### Data provided
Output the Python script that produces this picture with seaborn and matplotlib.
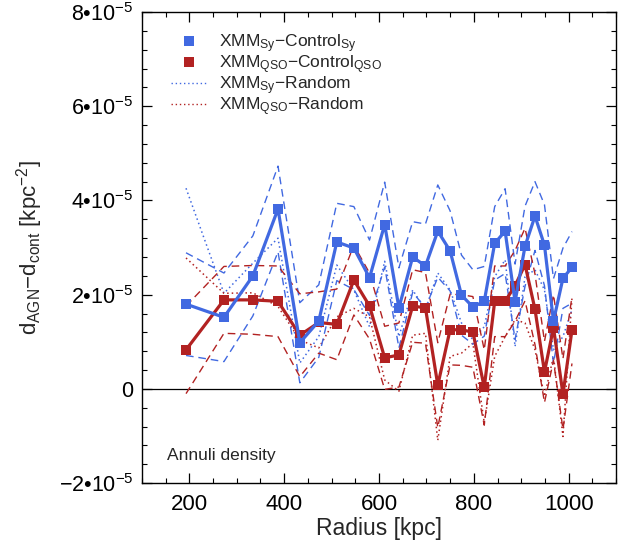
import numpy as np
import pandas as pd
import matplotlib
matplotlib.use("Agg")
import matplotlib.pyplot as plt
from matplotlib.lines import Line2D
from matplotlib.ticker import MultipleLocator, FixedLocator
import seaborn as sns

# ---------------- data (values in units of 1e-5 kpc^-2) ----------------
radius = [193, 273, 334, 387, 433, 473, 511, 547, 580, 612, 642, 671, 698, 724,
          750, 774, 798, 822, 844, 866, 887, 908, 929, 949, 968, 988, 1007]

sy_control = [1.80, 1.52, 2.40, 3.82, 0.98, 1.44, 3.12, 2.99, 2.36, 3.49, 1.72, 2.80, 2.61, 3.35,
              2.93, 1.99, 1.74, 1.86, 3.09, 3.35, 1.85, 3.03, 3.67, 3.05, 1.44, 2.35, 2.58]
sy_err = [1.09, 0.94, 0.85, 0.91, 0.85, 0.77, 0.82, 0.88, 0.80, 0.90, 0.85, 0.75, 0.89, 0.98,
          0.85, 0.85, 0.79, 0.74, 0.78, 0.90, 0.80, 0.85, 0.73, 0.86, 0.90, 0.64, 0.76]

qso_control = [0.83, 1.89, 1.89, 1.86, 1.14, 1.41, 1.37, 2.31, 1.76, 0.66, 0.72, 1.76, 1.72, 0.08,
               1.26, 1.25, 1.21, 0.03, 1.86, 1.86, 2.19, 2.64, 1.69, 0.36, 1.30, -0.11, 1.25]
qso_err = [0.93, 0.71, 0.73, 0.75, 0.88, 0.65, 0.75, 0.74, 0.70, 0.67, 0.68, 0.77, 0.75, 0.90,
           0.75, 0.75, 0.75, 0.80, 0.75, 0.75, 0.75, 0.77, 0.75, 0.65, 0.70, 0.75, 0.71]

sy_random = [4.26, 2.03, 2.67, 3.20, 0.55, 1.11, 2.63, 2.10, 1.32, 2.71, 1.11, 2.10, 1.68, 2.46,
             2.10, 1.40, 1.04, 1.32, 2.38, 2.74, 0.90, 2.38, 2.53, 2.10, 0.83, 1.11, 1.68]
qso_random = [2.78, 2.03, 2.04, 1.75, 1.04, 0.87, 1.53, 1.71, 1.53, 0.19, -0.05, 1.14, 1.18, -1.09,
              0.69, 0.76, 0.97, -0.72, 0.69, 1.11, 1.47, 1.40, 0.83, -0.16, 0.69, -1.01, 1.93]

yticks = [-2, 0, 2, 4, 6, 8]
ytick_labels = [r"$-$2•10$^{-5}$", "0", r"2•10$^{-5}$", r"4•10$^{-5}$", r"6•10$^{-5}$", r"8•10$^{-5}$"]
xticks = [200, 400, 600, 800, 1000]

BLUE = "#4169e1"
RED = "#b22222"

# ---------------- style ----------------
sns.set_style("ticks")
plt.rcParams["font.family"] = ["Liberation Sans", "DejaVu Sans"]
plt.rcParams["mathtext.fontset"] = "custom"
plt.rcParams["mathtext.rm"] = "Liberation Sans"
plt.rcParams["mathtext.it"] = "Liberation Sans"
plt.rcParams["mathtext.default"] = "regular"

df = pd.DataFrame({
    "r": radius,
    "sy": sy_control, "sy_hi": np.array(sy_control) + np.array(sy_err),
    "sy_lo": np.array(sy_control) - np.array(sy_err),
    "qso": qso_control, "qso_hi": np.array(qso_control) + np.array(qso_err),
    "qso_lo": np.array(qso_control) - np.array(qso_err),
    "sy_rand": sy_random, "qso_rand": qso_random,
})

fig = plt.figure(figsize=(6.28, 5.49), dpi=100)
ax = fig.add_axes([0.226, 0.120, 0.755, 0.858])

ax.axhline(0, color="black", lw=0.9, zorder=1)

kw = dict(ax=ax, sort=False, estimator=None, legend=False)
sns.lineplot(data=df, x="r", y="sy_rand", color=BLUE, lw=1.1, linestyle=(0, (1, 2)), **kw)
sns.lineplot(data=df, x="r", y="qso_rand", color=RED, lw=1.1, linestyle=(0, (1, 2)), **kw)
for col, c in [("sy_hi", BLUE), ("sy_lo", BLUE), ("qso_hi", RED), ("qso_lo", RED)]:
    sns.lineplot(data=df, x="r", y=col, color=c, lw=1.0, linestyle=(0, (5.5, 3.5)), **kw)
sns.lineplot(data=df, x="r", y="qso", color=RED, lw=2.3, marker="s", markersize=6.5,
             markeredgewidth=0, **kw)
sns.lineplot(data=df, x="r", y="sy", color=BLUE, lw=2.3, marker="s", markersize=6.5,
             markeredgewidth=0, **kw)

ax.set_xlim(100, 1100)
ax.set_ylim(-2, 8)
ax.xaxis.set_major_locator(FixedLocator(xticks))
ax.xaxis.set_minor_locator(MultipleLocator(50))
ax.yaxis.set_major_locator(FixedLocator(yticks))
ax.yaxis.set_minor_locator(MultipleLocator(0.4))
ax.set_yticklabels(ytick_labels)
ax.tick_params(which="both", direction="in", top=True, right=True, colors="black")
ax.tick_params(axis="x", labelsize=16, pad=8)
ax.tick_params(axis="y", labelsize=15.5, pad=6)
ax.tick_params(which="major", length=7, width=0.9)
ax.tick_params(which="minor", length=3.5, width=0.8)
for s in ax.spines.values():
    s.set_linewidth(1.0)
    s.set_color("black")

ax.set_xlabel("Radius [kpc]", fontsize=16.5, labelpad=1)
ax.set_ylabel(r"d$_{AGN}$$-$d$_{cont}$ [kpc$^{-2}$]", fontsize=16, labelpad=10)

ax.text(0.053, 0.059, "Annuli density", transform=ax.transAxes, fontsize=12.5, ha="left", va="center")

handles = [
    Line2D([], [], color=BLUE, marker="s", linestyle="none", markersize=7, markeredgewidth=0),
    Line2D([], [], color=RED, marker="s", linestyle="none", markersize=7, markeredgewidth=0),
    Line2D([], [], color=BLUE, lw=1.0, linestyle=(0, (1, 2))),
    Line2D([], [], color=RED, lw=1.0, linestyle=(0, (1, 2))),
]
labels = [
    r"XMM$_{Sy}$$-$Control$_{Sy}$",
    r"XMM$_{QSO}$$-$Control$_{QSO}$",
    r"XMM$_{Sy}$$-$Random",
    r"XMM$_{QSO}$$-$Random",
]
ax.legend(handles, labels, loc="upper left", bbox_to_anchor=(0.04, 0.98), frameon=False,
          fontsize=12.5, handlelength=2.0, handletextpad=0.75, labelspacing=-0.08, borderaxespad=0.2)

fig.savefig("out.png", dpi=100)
...
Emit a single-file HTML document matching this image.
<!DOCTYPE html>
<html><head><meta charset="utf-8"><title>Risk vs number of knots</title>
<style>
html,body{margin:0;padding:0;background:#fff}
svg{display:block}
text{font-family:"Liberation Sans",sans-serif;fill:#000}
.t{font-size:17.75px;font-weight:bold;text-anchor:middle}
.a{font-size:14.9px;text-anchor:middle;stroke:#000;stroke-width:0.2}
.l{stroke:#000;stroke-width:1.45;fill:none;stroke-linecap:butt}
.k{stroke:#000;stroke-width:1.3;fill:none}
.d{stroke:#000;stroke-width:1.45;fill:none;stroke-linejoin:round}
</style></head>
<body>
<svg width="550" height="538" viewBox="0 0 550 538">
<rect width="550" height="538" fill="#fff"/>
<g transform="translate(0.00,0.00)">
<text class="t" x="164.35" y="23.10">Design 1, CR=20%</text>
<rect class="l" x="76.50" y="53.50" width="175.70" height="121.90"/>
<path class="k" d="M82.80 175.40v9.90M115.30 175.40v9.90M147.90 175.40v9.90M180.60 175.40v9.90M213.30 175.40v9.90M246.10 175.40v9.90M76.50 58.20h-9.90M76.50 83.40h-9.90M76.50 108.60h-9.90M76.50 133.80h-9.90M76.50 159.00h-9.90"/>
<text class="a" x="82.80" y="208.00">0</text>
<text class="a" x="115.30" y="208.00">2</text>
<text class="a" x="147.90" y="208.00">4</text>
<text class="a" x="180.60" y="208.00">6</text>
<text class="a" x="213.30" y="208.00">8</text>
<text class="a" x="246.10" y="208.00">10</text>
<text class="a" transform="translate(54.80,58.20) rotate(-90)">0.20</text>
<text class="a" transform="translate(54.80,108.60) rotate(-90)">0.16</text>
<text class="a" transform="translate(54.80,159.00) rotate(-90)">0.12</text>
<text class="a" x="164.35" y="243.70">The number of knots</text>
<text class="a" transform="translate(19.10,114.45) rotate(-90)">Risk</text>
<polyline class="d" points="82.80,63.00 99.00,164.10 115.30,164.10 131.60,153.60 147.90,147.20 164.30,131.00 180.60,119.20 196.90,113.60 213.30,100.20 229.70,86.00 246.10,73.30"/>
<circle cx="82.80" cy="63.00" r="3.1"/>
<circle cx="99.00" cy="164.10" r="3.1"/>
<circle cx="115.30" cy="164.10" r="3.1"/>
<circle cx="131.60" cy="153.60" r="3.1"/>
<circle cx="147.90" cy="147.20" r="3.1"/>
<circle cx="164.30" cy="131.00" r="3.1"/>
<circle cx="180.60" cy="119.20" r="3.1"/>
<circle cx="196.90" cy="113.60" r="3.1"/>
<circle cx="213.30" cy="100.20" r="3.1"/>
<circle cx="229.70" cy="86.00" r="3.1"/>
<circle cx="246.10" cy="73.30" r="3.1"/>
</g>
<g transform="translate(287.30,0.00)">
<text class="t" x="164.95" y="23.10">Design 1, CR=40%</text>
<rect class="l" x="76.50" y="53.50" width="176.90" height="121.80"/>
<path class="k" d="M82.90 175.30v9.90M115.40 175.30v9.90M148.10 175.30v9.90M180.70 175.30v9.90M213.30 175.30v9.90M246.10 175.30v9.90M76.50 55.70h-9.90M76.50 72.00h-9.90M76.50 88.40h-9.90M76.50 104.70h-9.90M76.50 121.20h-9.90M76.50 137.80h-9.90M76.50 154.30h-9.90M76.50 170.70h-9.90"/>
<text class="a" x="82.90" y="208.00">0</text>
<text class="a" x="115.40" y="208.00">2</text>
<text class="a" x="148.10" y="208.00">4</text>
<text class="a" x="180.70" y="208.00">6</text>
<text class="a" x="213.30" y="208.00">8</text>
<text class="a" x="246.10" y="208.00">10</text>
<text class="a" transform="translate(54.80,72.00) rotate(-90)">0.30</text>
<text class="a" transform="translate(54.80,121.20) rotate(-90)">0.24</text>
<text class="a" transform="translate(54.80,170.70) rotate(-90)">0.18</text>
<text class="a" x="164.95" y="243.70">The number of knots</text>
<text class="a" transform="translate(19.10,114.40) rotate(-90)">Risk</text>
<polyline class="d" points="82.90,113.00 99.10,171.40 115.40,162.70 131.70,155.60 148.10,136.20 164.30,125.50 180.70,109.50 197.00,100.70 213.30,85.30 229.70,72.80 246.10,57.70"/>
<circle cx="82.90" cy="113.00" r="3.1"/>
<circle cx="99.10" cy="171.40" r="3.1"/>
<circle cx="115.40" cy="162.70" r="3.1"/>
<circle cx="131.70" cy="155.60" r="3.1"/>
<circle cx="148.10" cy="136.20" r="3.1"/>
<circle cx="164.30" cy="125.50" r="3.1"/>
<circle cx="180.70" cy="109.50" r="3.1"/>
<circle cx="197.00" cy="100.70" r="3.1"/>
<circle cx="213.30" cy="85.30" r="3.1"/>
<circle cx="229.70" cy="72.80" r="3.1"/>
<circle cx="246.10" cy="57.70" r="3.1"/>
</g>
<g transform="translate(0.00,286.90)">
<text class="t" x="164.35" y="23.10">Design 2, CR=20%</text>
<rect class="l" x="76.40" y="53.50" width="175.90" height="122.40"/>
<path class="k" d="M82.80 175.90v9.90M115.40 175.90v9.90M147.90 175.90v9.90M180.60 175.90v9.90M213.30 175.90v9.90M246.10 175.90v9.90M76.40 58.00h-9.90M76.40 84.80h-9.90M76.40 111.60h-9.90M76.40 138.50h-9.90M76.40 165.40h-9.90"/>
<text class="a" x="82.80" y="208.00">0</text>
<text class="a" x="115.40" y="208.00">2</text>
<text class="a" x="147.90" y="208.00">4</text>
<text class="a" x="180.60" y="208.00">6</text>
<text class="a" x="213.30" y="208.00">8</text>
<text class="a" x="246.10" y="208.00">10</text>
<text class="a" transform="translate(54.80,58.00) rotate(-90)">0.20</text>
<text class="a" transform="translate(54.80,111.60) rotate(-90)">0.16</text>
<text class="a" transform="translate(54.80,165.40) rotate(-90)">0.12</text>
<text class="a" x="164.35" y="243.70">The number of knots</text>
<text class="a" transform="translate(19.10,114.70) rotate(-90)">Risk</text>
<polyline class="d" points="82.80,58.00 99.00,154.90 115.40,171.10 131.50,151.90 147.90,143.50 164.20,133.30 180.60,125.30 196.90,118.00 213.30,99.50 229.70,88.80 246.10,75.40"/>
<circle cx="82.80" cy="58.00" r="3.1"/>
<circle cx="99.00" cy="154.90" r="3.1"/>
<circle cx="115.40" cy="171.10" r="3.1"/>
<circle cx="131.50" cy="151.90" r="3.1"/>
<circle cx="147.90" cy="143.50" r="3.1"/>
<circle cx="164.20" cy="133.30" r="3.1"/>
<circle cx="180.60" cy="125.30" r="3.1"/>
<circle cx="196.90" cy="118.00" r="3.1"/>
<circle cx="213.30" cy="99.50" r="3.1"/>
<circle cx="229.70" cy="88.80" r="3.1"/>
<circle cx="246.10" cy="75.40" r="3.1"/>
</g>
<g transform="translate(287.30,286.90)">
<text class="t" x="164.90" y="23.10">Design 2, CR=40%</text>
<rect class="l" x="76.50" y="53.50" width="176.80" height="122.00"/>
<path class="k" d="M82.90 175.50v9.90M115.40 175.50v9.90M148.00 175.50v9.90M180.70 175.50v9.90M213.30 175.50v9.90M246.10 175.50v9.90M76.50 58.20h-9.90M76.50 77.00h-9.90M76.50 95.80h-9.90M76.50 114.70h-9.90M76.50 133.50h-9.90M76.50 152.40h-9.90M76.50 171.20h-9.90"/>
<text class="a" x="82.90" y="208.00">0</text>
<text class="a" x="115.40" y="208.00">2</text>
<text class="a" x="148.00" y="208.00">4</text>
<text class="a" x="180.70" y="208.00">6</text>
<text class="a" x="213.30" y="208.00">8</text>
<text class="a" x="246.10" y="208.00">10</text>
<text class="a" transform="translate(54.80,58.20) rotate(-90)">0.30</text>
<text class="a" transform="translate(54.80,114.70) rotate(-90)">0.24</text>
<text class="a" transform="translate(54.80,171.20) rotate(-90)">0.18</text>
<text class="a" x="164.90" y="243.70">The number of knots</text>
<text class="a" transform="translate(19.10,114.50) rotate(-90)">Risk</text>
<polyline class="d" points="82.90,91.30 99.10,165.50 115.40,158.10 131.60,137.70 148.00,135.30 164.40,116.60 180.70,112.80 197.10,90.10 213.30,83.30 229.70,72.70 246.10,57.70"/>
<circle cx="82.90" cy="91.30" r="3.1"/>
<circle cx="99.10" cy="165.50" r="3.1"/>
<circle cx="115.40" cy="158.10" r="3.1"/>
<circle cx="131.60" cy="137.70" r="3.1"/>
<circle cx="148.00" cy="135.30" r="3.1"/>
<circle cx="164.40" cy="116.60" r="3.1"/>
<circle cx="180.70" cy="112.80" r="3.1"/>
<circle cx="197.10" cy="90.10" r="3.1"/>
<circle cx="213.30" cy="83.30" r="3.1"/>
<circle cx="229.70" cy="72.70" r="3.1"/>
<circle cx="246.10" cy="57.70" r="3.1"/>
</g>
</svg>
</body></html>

### Instruction
From the records above, copy exactly the lines starting at the one with "Output the Python" and ending at the one with "0.90, 0.64, 0.76]", and no others. Pictures stay out.

### Result below
Output the Python script that produces this picture with seaborn and matplotlib.
import numpy as np
import pandas as pd
import matplotlib
matplotlib.use("Agg")
import matplotlib.pyplot as plt
from matplotlib.lines import Line2D
from matplotlib.ticker import MultipleLocator, FixedLocator
import seaborn as sns

# ---------------- data (values in units of 1e-5 kpc^-2) ----------------
radius = [193, 273, 334, 387, 433, 473, 511, 547, 580, 612, 642, 671, 698, 724,
          750, 774, 798, 822, 844, 866, 887, 908, 929, 949, 968, 988, 1007]

sy_control = [1.80, 1.52, 2.40, 3.82, 0.98, 1.44, 3.12, 2.99, 2.36, 3.49, 1.72, 2.80, 2.61, 3.35,
              2.93, 1.99, 1.74, 1.86, 3.09, 3.35, 1.85, 3.03, 3.67, 3.05, 1.44, 2.35, 2.58]
sy_err = [1.09, 0.94, 0.85, 0.91, 0.85, 0.77, 0.82, 0.88, 0.80, 0.90, 0.85, 0.75, 0.89, 0.98,
          0.85, 0.85, 0.79, 0.74, 0.78, 0.90, 0.80, 0.85, 0.73, 0.86, 0.90, 0.64, 0.76]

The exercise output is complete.